Wednesday, December 16, 2020

Network engineering continued ...

  This is a continuation of the earlier posts starting with this one: http://ravinote.blogspot.com/2020/09/best-practice-from-networking.html

    1. The listings do not need to be aggregated across locations in all cases. Sometimes, only the location is relevant and the listing and the search can be scoped to it. 


    1. Iterating the listings has proved banal in most cases both for system and for user. Consequently, either an identifier is used to go directly to the entry in the listing or a listing is reserved so that only that listing is accessed. 


    1. The listing can be cleaned up as well. There is no need to keep it growing with outdated entries and then archived by age. The cleaning can happen in the background so that list iterations skip over entries or do not see the entries that appear as removed. 


    1. Listing entry values are particularly interesting. In addition to the type of attributes in an entry, we can take advantage of the range of values that these attributes can take. For example, we can reserve boundary values and outliers that will not be encountered in the real world at least for most cases.  


    1. When the values describe the size of an associated object, the size itself can be arbitrary and it is not always possible to rule out a size for a user object no matter how unlikely it seems. However, when used together with other attributes such as status, they become usable as representative of some object state that is otherwise not easily found. 

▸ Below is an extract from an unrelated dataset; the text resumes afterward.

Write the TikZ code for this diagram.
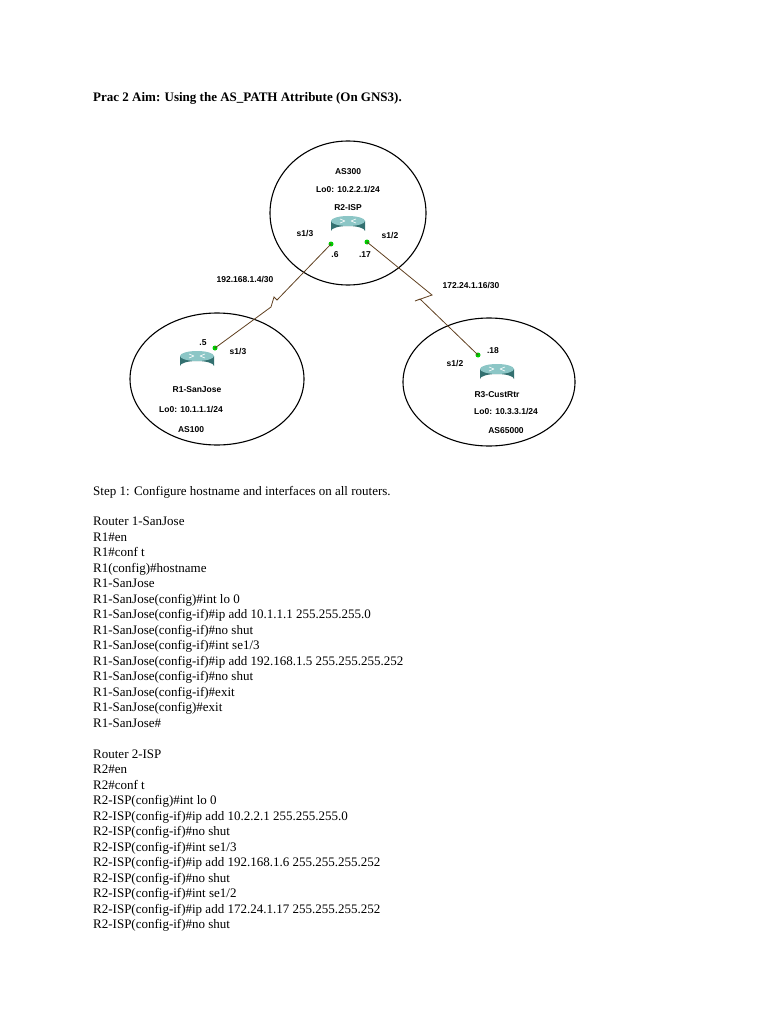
\documentclass[tikz,border=0pt]{standalone}
\usepackage{fontspec}
\setmainfont{Liberation Serif}
\newfontfamily\dfont{Liberation Sans}
\begin{document}
\begin{tikzpicture}[x=1pt,y=-1pt,
  lab/.style={font=\dfont\bfseries\fontsize{8.5}{10}\selectfont,inner sep=0pt},
  txt/.style={font=\fontsize{13}{15}\selectfont,anchor=base west,inner sep=0pt},
  asring/.style={draw,line width=1.1pt},
  dot/.style={circle,fill=green!80!black,inner sep=0pt,minimum size=5pt},
  link/.style={draw=brown!50!black,line width=0.8pt}]
\useasboundingbox (0,0) rectangle (768,1024);
\newcommand\router[2]{%
  \begin{scope}[shift={(#1)}]
  \fill[teal!60!black!80] (-17,-4) -- (-17,6) arc[start angle=180,end angle=360,x radius=17,y radius=5] -- (17,-4) -- cycle;
  \fill[teal!45] (0,-4) ellipse[x radius=17,y radius=5];
  \draw[white,line width=0.6pt] (-8,-6)--(-3,-4) (-8,-2)--(-3,-4) (8,-6)--(3,-4) (8,-2)--(3,-4);
  \coordinate (#2) at (0,0);
  \end{scope}}
\node[txt,font=\bfseries\fontsize{13}{15}\selectfont] (title) at (93,102) {Prac 2 Aim: Using the AS\_PATH Attribute (On GNS3).};
% AS rings
\draw[asring] (348,213) ellipse[x radius=78,y radius=72];
\draw[asring] (217,379) ellipse[x radius=87,y radius=66];
\draw[asring] (489,382) ellipse[x radius=86,y radius=64];
\router{348,225}{r2}
\router{197,360}{r1}
\router{497,373}{r3}
\node[dot] (d2a) at (331,244) {};
\node[dot] (d2b) at (367,242) {};
\node[dot] (d1) at (215,348) {};
\node[dot] (d3) at (478,355) {};
\draw[link] (d1.center) -- (271,307) -- (274,297) -- (277,300) -- (d2a.center);
\draw[link] (d2b.center) -- (432,295) -- (415,301) -- (420,299) -- (d3.center);
% labels
\node[lab] (t1) at (348,172) {AS300};
\node[lab] (t2) at (348,190) {Lo0: 10.2.2.1/24};
\node[lab] (t3) at (348,208) {R2-ISP};
\node[lab] (t4) at (305,234) {s1/3};
\node[lab] (t5) at (390,236) {s1/2};
\node[lab] (t6) at (335,255) {.6};
\node[lab] (t7) at (365,255) {.17};
\node[lab] (t8) at (245,280) {192.168.1.4/30};
\node[lab] (t9) at (471,286) {172.24.1.16/30};
\node[lab] (t10) at (203,343) {.5};
\node[lab] (t11) at (238,352) {s1/3};
\node[lab] (t12) at (197,390) {R1-SanJose};
\node[lab] (t13) at (191,410) {Lo0: 10.1.1.1/24};
\node[lab] (t14) at (191,430) {AS100};
\node[lab] (t15) at (493,351) {.18};
\node[lab] (t16) at (455,364) {s1/2};
\node[lab] (t17) at (497,395) {R3-CustRtr};
\node[lab] (t18) at (506,412) {Lo0: 10.3.3.1/24};
\node[lab] (t19) at (506,431) {AS65000};
% text
\node[txt] (s1) at (93,495) {Step 1: Configure hostname and interfaces on all routers.};
\foreach \t [count=\i from 0] in {Router 1-SanJose,R1\#en,R1\#conf t,R1(config)\#hostname,R1-SanJose,R1-SanJose(config)\#int lo 0,R1-SanJose(config-if)\#ip add 10.1.1.1 255.255.255.0,R1-SanJose(config-if)\#no shut,R1-SanJose(config-if)\#int se1/3,R1-SanJose(config-if)\#ip add 192.168.1.5 255.255.255.252,R1-SanJose(config-if)\#no shut,R1-SanJose(config-if)\#exit,R1-SanJose(config)\#exit,R1-SanJose\#}
  \node[txt] (a\i) at (93,{525.5+15.54*\i}) {\t};
\foreach \t [count=\i from 0] in {Router 2-ISP,R2\#en,R2\#conf t,R2-ISP(config)\#int lo 0,R2-ISP(config-if)\#ip add 10.2.2.1 255.255.255.0,R2-ISP(config-if)\#no shut,R2-ISP(config-if)\#int se1/3,R2-ISP(config-if)\#ip add 192.168.1.6 255.255.255.252,R2-ISP(config-if)\#no shut,R2-ISP(config-if)\#int se1/2,R2-ISP(config-if)\#ip add 172.24.1.17 255.255.255.252,R2-ISP(config-if)\#no shut}
  \node[txt] (b\i) at (93,{758+15.54*\i}) {\t};
\end{tikzpicture}
\end{document}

Tuesday, December 15, 2020

Network engineering continued ...

 This is a continuation of the earlier posts starting with this one: http://ravinote.blogspot.com/2020/09/best-practice-from-networking.html

  1. The tasks that run long need to indicate progress in some way so that the scheduler knows that this task is still active and not stuck. 


  1. When the tasks must sort the results, the sorting order might change as the listing changes. It is helpful to refresh the listing before sorting. 


  1. If the listing is large, it is not easy to refresh without taking a cost on the overall query time. In such cases, it helps to have progressive listing where the changes are made to one end of the listing while the other end remains as is.  As the listings are added to the tail, the stats from unchanged can be reused for the new entries. 


  1. If the listing is distributed, it helps to have a map-reduce on the listing.


  1. If the entries vary widely affecting the overall results at a high rate, it is easier to take on the changes on the compute side but allow the storage of the listings to be progressive. This way tasks can communicate the changes to their respective sortings to the scheduler which can then adjust the overall sort order 

  1. If the listing is a stream, processing on a stream works the same was as cursor on a database adjusting the rankings gathered so far for each entry as they are encountered.